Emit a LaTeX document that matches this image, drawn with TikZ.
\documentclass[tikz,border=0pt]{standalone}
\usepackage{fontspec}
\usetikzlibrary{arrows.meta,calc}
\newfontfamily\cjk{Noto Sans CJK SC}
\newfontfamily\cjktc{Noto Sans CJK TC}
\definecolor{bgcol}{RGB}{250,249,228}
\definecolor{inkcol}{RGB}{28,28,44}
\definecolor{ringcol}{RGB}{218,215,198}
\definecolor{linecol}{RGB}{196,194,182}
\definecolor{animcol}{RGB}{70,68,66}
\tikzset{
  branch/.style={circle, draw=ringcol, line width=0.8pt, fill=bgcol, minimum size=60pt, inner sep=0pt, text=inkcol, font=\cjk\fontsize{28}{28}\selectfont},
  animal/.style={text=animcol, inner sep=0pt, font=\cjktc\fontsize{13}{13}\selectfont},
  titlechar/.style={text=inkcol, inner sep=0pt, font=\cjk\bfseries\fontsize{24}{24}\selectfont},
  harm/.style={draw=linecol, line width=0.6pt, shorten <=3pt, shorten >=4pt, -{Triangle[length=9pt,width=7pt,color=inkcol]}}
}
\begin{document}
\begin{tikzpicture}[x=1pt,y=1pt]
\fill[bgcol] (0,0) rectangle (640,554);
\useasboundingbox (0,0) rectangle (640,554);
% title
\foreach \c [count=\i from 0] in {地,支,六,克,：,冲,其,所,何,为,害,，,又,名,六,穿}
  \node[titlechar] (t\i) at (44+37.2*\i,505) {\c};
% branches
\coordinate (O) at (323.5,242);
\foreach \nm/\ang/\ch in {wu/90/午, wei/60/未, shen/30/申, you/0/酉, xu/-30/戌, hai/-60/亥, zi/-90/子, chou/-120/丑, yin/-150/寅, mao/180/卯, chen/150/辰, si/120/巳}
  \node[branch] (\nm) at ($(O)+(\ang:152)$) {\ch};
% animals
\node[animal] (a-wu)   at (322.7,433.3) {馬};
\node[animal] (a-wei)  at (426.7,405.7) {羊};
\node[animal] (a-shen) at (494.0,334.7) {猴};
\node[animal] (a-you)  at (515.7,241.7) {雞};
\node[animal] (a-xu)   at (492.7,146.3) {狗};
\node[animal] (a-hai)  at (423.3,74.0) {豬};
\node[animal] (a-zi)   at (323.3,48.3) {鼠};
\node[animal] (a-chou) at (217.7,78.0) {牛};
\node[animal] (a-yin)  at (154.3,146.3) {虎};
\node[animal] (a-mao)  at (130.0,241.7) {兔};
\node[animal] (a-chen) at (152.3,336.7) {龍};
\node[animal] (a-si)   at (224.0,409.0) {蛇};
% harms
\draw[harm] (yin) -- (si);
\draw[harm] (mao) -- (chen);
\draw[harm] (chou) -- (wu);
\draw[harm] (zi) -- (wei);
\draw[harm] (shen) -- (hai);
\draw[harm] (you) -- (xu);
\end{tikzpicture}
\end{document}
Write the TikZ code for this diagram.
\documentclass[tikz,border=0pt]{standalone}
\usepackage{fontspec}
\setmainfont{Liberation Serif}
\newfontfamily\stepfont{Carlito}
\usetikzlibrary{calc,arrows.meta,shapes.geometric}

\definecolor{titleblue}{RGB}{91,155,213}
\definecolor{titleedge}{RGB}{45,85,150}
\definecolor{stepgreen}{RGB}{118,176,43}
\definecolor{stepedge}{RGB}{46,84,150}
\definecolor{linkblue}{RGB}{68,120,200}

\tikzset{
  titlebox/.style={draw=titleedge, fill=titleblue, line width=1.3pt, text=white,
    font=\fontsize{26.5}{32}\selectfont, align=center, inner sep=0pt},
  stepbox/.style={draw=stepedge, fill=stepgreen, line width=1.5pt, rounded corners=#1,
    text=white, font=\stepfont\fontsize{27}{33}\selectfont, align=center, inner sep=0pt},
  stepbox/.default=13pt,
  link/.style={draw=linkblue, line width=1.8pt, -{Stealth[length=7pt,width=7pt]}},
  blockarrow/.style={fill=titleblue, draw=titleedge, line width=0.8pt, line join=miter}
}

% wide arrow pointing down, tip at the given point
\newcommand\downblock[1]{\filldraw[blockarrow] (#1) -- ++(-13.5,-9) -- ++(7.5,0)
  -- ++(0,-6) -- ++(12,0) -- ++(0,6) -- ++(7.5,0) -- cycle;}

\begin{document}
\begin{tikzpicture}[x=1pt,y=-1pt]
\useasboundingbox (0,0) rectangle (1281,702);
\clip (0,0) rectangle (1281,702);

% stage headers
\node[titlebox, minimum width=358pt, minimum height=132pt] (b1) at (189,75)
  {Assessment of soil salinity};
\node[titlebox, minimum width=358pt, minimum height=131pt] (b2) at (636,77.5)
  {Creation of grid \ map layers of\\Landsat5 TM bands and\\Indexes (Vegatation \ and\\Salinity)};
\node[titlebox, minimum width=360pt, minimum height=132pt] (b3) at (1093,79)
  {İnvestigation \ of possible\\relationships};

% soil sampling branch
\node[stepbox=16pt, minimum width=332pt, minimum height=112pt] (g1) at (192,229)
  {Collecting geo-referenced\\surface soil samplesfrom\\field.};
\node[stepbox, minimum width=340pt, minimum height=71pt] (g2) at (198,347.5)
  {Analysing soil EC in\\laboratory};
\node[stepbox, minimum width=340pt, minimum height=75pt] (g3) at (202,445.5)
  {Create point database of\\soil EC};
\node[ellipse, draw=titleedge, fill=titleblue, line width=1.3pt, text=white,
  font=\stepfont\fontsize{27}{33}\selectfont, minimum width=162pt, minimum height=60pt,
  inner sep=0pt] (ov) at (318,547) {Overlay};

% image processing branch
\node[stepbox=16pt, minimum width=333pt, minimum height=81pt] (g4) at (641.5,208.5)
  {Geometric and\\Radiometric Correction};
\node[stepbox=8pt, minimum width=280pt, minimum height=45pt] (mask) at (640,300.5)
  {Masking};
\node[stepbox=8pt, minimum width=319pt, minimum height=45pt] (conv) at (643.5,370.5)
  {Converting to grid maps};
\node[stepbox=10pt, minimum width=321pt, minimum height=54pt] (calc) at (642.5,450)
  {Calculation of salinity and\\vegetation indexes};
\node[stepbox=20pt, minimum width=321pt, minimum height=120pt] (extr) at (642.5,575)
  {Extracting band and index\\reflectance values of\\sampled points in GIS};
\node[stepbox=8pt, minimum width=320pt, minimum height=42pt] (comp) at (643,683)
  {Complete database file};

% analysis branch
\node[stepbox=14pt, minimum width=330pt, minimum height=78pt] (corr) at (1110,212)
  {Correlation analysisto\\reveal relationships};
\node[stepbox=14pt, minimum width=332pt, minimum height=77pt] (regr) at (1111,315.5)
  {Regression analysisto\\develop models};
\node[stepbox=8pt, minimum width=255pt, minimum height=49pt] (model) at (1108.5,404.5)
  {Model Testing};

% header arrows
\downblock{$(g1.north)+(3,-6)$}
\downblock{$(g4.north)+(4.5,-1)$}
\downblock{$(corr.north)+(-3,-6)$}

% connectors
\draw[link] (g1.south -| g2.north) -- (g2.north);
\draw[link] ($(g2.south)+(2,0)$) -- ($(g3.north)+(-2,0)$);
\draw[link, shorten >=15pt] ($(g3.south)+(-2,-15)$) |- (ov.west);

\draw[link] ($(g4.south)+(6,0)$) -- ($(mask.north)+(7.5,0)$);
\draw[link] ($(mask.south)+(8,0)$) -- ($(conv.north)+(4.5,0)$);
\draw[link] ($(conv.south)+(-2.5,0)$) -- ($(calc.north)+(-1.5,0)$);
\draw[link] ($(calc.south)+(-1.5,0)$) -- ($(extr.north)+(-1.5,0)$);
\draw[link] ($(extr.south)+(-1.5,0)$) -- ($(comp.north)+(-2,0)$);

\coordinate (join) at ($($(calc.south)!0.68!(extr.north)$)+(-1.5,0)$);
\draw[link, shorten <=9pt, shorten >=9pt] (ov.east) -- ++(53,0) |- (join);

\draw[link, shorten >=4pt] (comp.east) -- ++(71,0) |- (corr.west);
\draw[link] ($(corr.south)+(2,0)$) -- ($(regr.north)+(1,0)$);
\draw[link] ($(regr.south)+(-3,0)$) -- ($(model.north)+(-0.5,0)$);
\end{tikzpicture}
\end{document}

▶ [To be done] Gather each line in the data that holds the string "image".

▶ [Answer to the problem]
Emit a LaTeX document that matches this image, drawn with TikZ.
% image processing branch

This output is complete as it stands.